Thursday 3 December 2009

Fate or Facebook?


Social networking has come a long way the past five years or so, when putting personal information in the Internet was something to be frowned upon and cautioned. Now it's anything short of a way of life; without Facebook, one seems to be less of a real person. Six years ago, when adults constantly advised us to conceal our identity online, I never imaged that I would be trusting the Internet to an extremely important decision: the person I would live with my freshman year of college.

I joined the UAlbany 2013 group, I posted the roommate surveys and I made my own. I looked for my UAlbany residential soul mate: a female with good taste in music, interests in matters outside the material world our generation lives in, a person who would go out with me but wouldn't go completely crazy. Lil' Wayne and Nickelback caused me to mentally reject the majority of my classmates as potential roommates, but that's a decision I do not regret at all. Taste is music can sometimes summarize a person better than anything else... that's my philosophy.

Everyone that seemed to fit my criteria was taken. Worried I wouldn't find anyone, I posted on the group something of a "WANTED" ad... and I got a response from Bridget O'Brien, whose bed I now sit on in my pajamas, watching Disney channel, blogging, and wondering what supreme force (besides Facebook) brought us together as roommates.

I have yet to find roommates who are closer than we are. We're by no means the same type of person, but we're a perfect match. On the third night of school I crawled into bed with her... of all the examples I could use, this seems to sum up our relationship pretty well. I consider her a "best friend", after our Superbad moment last Friday night -- "You're my best friend and I want to shout it from the rooftops."
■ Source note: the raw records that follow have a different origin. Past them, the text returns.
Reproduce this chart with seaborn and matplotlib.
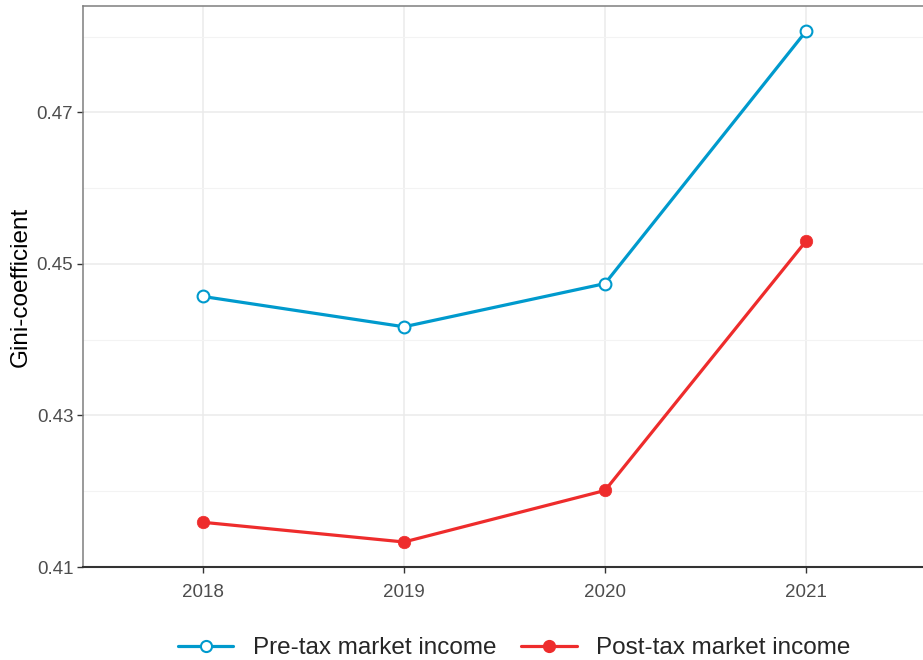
import matplotlib
matplotlib.use("Agg")
import matplotlib.pyplot as plt
import seaborn as sns
import pandas as pd
from matplotlib.lines import Line2D

years = [2018, 2019, 2020, 2021]
pre_tax = [0.4457, 0.4417, 0.4474, 0.4807]
post_tax = [0.4159, 0.4133, 0.4201, 0.4530]
series_names = ["Pre-tax market income", "Post-tax market income"]
y_ticks = [0.41, 0.43, 0.45, 0.47]
y_minor = [0.42, 0.44, 0.46, 0.48]
y_label = "Gini-coefficient"

df = pd.DataFrame({
    "year": years * 2,
    "gini": pre_tax + post_tax,
    "series": [series_names[0]] * len(years) + [series_names[1]] * len(years),
})

sns.set_theme(style="white")
plt.rcParams["font.family"] = ["Liberation Sans", "DejaVu Sans"]

blue = "#009ACD"
red = "#EE2C2C"

fig = plt.figure(figsize=(9.23, 6.60), dpi=100)
W, H = 923, 660
ax = fig.add_axes([83 / W, (660 - 567) / H, (926 - 83) / W, (567 - 6) / H])

sns.lineplot(data=df[df.series == series_names[0]], x="year", y="gini", ax=ax,
             color=blue, linewidth=2.3, marker="o", markersize=8.5,
             markerfacecolor="white", markeredgecolor=blue, markeredgewidth=1.5,
             legend=False, zorder=3)
sns.lineplot(data=df[df.series == series_names[1]], x="year", y="gini", ax=ax,
             color=red, linewidth=2.3, marker="o", markersize=9,
             markerfacecolor=red, markeredgecolor=red, markeredgewidth=0.5,
             legend=False, zorder=3)

ax.set_xlim(2017.403, 2021.597)
ax.set_ylim(0.41, 0.48403)
ax.set_xticks(years)
ax.set_xticklabels([str(y) for y in years])
ax.set_yticks(y_ticks)
ax.set_yticklabels([f"{v:.2f}" for v in y_ticks])
ax.set_yticks(y_minor, minor=True)

ax.grid(True, which="major", color="#EBEBEB", linewidth=1.1, zorder=0)
ax.grid(True, which="minor", axis="y", color="#F3F3F3", linewidth=0.8, zorder=0)
ax.set_axisbelow(True)

ax.tick_params(axis="both", which="major", length=4, width=1.0, color="#333333",
               labelsize=13.5, labelcolor="#4D4D4D", pad=3, bottom=True, left=True)
ax.tick_params(axis="x", which="major", pad=8)
ax.tick_params(axis="both", which="minor", length=0)

for s in ["top", "right", "left"]:
    ax.spines[s].set_color("#7F7F7F")
    ax.spines[s].set_linewidth(1.1)
ax.spines["bottom"].set_color("#333333")
ax.spines["bottom"].set_linewidth(1.5)

ax.set_xlabel("")
ax.set_ylabel(y_label, fontsize=17.5, color="black")
ax.yaxis.set_label_coords(-51 / (926 - 83), 0.5)

handles = [
    Line2D([0], [0], color=blue, linewidth=2.3, marker="o", markersize=8,
           markerfacecolor="white", markeredgecolor=blue, markeredgewidth=1.5),
    Line2D([0], [0], color=red, linewidth=2.3, marker="o", markersize=8.5,
           markerfacecolor=red, markeredgecolor=red),
]
fig.legend(handles, series_names, loc="center", ncol=2,
           bbox_to_anchor=(514 / W, 1 - 648 / H), frameon=False,
           fontsize=17.5, handlelength=2.3, handletextpad=0.8, columnspacing=1.0)

fig.savefig("out.png", dpi=100)
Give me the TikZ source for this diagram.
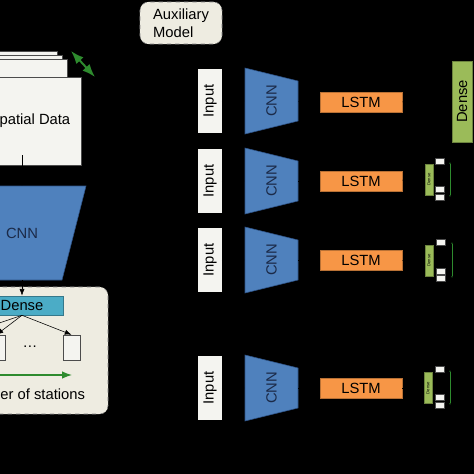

Was it some all-knowing, all-mighty force that brought us together to share in the most perfect roommate bond the universe has seen? Or was it seemly the all-revealing power of Facebook? Perhaps my unhealthy addiction to the social networking site has sharpened mine - and Bridget's - ability to interpret people online, to see what the write and accurately judge them based on how they portray themselves. We, like much of our generation, speak Facebook thoroughly. We know that boys who list "Interests" as "girls, parties, cars, chillin", are not worth knowing and anyone whose music taste consists of only things on Top 40 radio don't have their own music tastes at all, and therefore must be unoriginal. Bridget's Facebook was perfect: I imagined her to be pretty much exactly how she is.

However, had she not messaged me I'm not sure at all who I would be rooming with, I was getting a bit too picky. All the Facebook-reading skills in the world wouldn't have helped to find her in the first place, so maybe it was some type of Irish luck that brought us together after all.

3 comments:

Zack Rules said...

That sounds like my cousin Jen finding what would become her future husband on eHarmony. She uploaded what she wanted in a soul mate and then page through compatible people.

Gary D. said...

Haha, it's so true. A person's music taste actually says a lot about them. Which is why I judge people solely on this.

As for closer roommates, you clearly forgot my roommates :)

Molly Kate said...

haha Gary, there are moments when I think, "Oh my god, we're ALMOST Nick and Gary."